Filmde Clooney’e eşlik eden sessiz küçük kızla Vincent Van Gogh’a gönderme yapılmasını sevdim. Kız konuşmuyor hiç, Iris çiziyor ve adını oradan öğreniyoruz. Malumunuz Van Gogh en ünlü eserlerinden biri benim de çok sevdiğim Irislerdir. Tatlı bir ayrıntı olmuş. Kapaktaki fotoğraf o sahneden.
Tabi bunalımlı bilim insanımızın geçmişine dönüşler filmin masal tadını artırmış. Ve bir klişeye sığınmadan da edememişler. Olsun. Bütün klişler daha önce çekilmişse Clooney ne yapsın.
Filmin psikolojik etkisi yok diyemem; dünyadaki ve evrendeki yalnızlık hissiniz çok güzel vermişler. Bunda Clooney’in payı büyük oyuncu olarak da.
Filmde David Oyelowo ve Felicity Jones’un karı koca olduğuna dair hiçbir emare yok o da tanıtımlarda var sadece. Olmalı mı? Yönetmen elbette istediği gibi anlatır bize mi soracak. Öyle vermek istemiş vermiş. Biz de ancak kendimize göre değerlendiriyoruz işte.

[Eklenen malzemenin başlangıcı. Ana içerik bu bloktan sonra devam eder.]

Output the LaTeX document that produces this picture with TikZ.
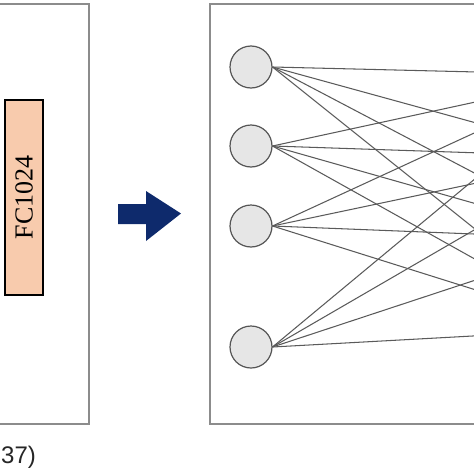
\documentclass[tikz,border=0pt]{standalone}
\usepackage{fontspec}
\setmainfont{Liberation Serif}
\newfontfamily\labelsans{Liberation Sans}
\definecolor{boxgray}{HTML}{8C8C8C}
\definecolor{fcpeach}{HTML}{F8CBAD}
\definecolor{navy}{HTML}{0E2A6C}
\definecolor{nodefill}{HTML}{E6E6E6}
\definecolor{nodeedge}{HTML}{555555}
\definecolor{linkgray}{HTML}{5A5A5A}
\tikzset{
  panel/.style={draw=boxgray, line width=1.8pt},
  fcbox/.style={draw=black, line width=1.3pt, fill=fcpeach, minimum width=38pt, minimum height=195pt, inner sep=0pt},
  neuron/.style={circle, draw=nodeedge, fill=nodefill, line width=1.2pt, minimum size=42pt, inner sep=0pt},
  link/.style={draw=linkgray, line width=1.05pt},
  bigarrow/.style={fill=navy, draw=none}
}
\begin{document}
\begin{tikzpicture}[x=1pt,y=-1pt]
\useasboundingbox (0,0) rectangle (474,474);
\clip (0,0) rectangle (474,474);
% panels
\draw[panel] (-20,4) rectangle (89,424);
\draw[panel] (210,4) rectangle (500,424);
% FC box
\node[fcbox] (fc) at (24,197.5) {};
\node[rotate=90, font=\fontsize{26}{26}\selectfont, inner sep=0pt] (fctext) at (fc.center) {FC1024};
% arrow
\fill[bigarrow] (118,204) -- (146,204) -- (146,191) -- (181,213.5) -- (146,241) -- (146,224) -- (118,224) -- cycle;
% right-layer targets outside the view
\coordinate (r1) at (600,75);
\coordinate (r2) at (600,157);
\coordinate (r3) at (600,239);
\coordinate (r4) at (600,329);
% links
\foreach \i/\y in {1/67,2/146,3/226,4/347}{
  \coordinate (s\i) at (272.5,\y);
  \foreach \j in {1,2,3,4}{
    \draw[link] (s\i) -- (r\j);
  }
}
% neurons
\node[neuron] (n1) at (251,67) {};
\node[neuron] (n2) at (251,146) {};
\node[neuron] (n3) at (251,226) {};
\node[neuron] (n4) at (251,347) {};
% caption fragment
\node[anchor=base west, font=\labelsans\fontsize{24}{24}\selectfont, text=black!85, inner sep=0pt] (cap) at (1,463) {37)};
\end{tikzpicture}
\end{document}
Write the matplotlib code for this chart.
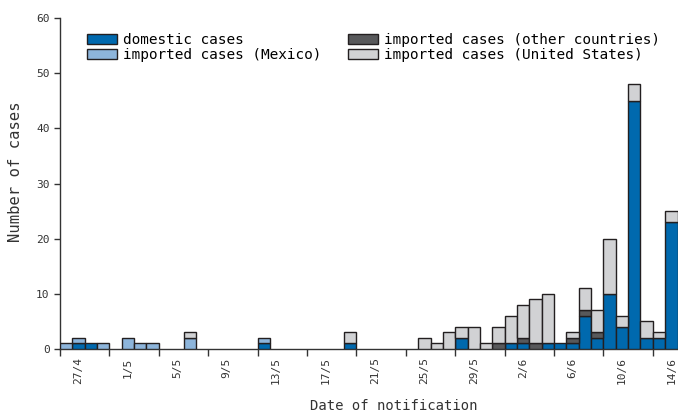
import matplotlib
matplotlib.use("Agg")
import matplotlib.pyplot as plt
import numpy as np
from matplotlib.patches import Patch

# Days from 26/4 to 14/6 (50 days)
dates = (["26/4", "27/4", "28/4", "29/4", "30/4"] +
         [f"{d}/5" for d in range(1, 32)] +
         [f"{d}/6" for d in range(1, 15)])

domestic = [0, 1, 1, 0, 0, 0, 0, 0, 0, 0,
            0, 0, 0, 0, 0, 0, 1, 0, 0, 0,
            0, 0, 0, 1, 0, 0, 0, 0, 0, 0,
            0, 0, 2, 0, 0, 0, 1, 1, 0, 1,
            1, 1, 6, 2, 10, 4, 45, 2, 2, 23]
mexico = [1, 1, 0, 1, 0, 2, 1, 1, 0, 0,
          2, 0, 0, 0, 0, 0, 1, 0, 0, 0,
          0, 0, 0, 0, 0, 0, 0, 0, 0, 0,
          0, 0, 0, 0, 0, 0, 0, 0, 0, 0,
          0, 0, 0, 0, 0, 0, 0, 0, 0, 0]
other = [0, 0, 0, 0, 0, 0, 0, 0, 0, 0,
         0, 0, 0, 0, 0, 0, 0, 0, 0, 0,
         0, 0, 0, 0, 0, 0, 0, 0, 0, 0,
         0, 0, 0, 0, 0, 1, 0, 1, 1, 0,
         0, 1, 1, 1, 0, 0, 0, 0, 0, 0]
usa = [0, 0, 0, 0, 0, 0, 0, 0, 0, 0,
       1, 0, 0, 0, 0, 0, 0, 0, 0, 0,
       0, 0, 0, 2, 0, 0, 0, 0, 0, 2,
       1, 3, 2, 4, 1, 3, 5, 6, 8, 9,
       0, 1, 4, 4, 10, 2, 3, 3, 1, 2]

series_names = ["domestic cases", "imported cases (Mexico)",
                "imported cases (other countries)", "imported cases (United States)"]
colors = ["#0069AE", "#8DB5DB", "#58595B", "#D1D2D4"]
edge = "#231F20"

plt.rcParams['font.family'] = ['DejaVu Sans Mono']

fig = plt.figure(figsize=(6.78, 4.16), dpi=100)
ax = fig.add_axes([60 / 678, 1 - 349 / 416, 617.5 / 678, 331 / 416])

x = np.arange(len(dates))
bottom = np.zeros(len(dates))
handles = []
for vals, col, name in zip([domestic, mexico, other, usa], colors, series_names):
    v = np.array(vals, dtype=float)
    mask = v > 0
    ax.bar(x[mask], v[mask], bottom=bottom[mask], width=1.0, align='edge',
           color=col, edgecolor=edge, linewidth=1.0, zorder=3)
    bottom += v
    handles.append(Patch(facecolor=col, edgecolor=edge, linewidth=1.0, label=name))

ax.set_xlim(0, len(dates))
ax.set_ylim(0, 60)
ax.set_yticks(range(0, 61, 10))
ax.tick_params(axis='y', direction='out', length=4, width=1, labelsize=8, colors="#333333")

ax.set_xticks(np.arange(0, len(dates), 4))
ax.set_xticklabels([])
ax.tick_params(axis='x', which='major', direction='out', length=5, width=1, colors="#333333")
lab_idx = np.arange(1, len(dates), 4)
ax.set_xticks(lab_idx + 0.5, minor=True)
ax.set_xticklabels([dates[i] for i in lab_idx], minor=True, rotation=90, fontsize=8)
ax.tick_params(axis='x', which='minor', length=0, pad=6, colors="#333333")

for s in ['top', 'right']:
    ax.spines[s].set_visible(False)
for s in ['left', 'bottom']:
    ax.spines[s].set_color("#333333")
    ax.spines[s].set_linewidth(1.0)

fig.text(16 / 678, 1 - 172 / 416, "Number of cases", rotation=90, ha='center', va='center',
         fontsize=11.2, color="#333333")
fig.text(394 / 678, 1 - 406 / 416, "Date of notification", ha='center', va='center',
         fontsize=10, color="#333333")

leg = fig.legend(handles=handles, ncol=2, loc='upper left',
                 bbox_to_anchor=(81 / 678, 1 - 27.5 / 416), frameon=False,
                 fontsize=10.4, handlelength=2.1, handleheight=0.7, handletextpad=0.4,
                 columnspacing=1.85, labelspacing=0.08, borderaxespad=0)

fig.savefig("out.png", dpi=100)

Saatte 50 mil hızla esen rüzgarlar gerçek olduğunu bildiğimden emeğe saygı diyerek filme haddim olmayarak 7 üzerinden 6 veriyorum. pandemi döneminde bütün stüdyolar yönetmenler oyuncular tatildeyken Clooney çalıştı ve karantinalı günlerimize yeni bir bakış açısı kattı. Ellerine sağlık.